*TO DO*: Gather all lines in the data that hold the string "matplotlib".

*RECORDED DATA*:
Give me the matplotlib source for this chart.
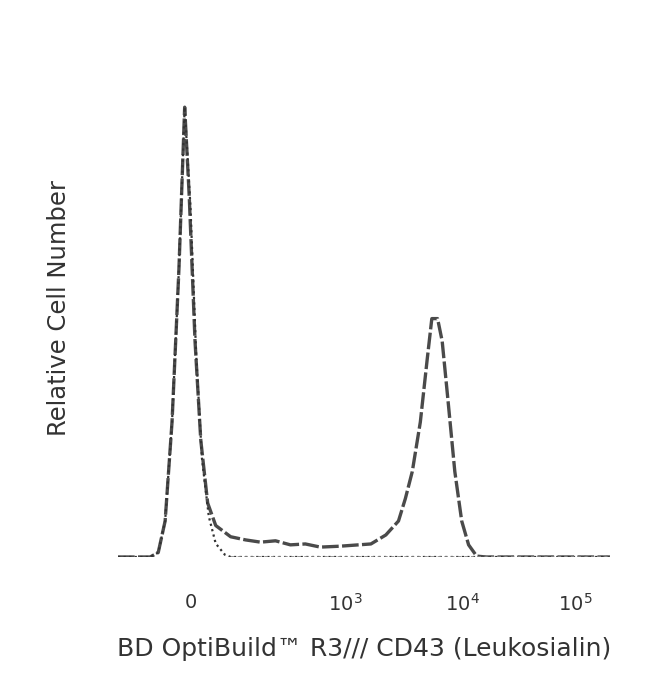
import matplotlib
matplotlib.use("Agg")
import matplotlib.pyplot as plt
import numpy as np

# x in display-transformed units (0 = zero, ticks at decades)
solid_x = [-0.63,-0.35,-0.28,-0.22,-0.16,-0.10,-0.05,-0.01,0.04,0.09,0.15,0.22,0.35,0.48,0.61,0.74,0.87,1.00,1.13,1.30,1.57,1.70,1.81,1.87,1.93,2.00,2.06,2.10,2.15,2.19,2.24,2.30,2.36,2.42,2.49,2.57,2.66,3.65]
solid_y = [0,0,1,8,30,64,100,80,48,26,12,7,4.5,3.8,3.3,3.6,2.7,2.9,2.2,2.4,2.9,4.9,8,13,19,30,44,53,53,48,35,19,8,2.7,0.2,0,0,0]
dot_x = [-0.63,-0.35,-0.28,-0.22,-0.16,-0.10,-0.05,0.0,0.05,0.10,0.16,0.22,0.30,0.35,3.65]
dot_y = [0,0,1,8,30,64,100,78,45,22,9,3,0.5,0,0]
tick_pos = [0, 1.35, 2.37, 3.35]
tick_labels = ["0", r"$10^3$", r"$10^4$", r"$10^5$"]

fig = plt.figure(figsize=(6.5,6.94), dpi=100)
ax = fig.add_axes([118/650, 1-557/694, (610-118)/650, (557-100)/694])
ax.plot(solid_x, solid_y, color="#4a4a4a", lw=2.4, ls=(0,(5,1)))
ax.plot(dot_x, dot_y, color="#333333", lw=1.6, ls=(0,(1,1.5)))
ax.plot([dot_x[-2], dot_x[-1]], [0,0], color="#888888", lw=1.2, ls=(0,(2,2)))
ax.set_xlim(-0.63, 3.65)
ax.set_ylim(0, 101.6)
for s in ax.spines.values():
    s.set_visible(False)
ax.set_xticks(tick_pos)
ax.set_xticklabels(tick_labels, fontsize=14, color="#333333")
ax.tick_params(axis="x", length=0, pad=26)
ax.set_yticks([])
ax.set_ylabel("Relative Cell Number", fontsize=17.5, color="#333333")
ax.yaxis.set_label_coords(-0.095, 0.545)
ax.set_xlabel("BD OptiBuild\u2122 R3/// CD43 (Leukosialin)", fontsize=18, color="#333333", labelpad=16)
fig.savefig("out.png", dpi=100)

*THE RESULT*:
Give me the matplotlib source for this chart.
import matplotlib
matplotlib.use("Agg")
import matplotlib.pyplot as plt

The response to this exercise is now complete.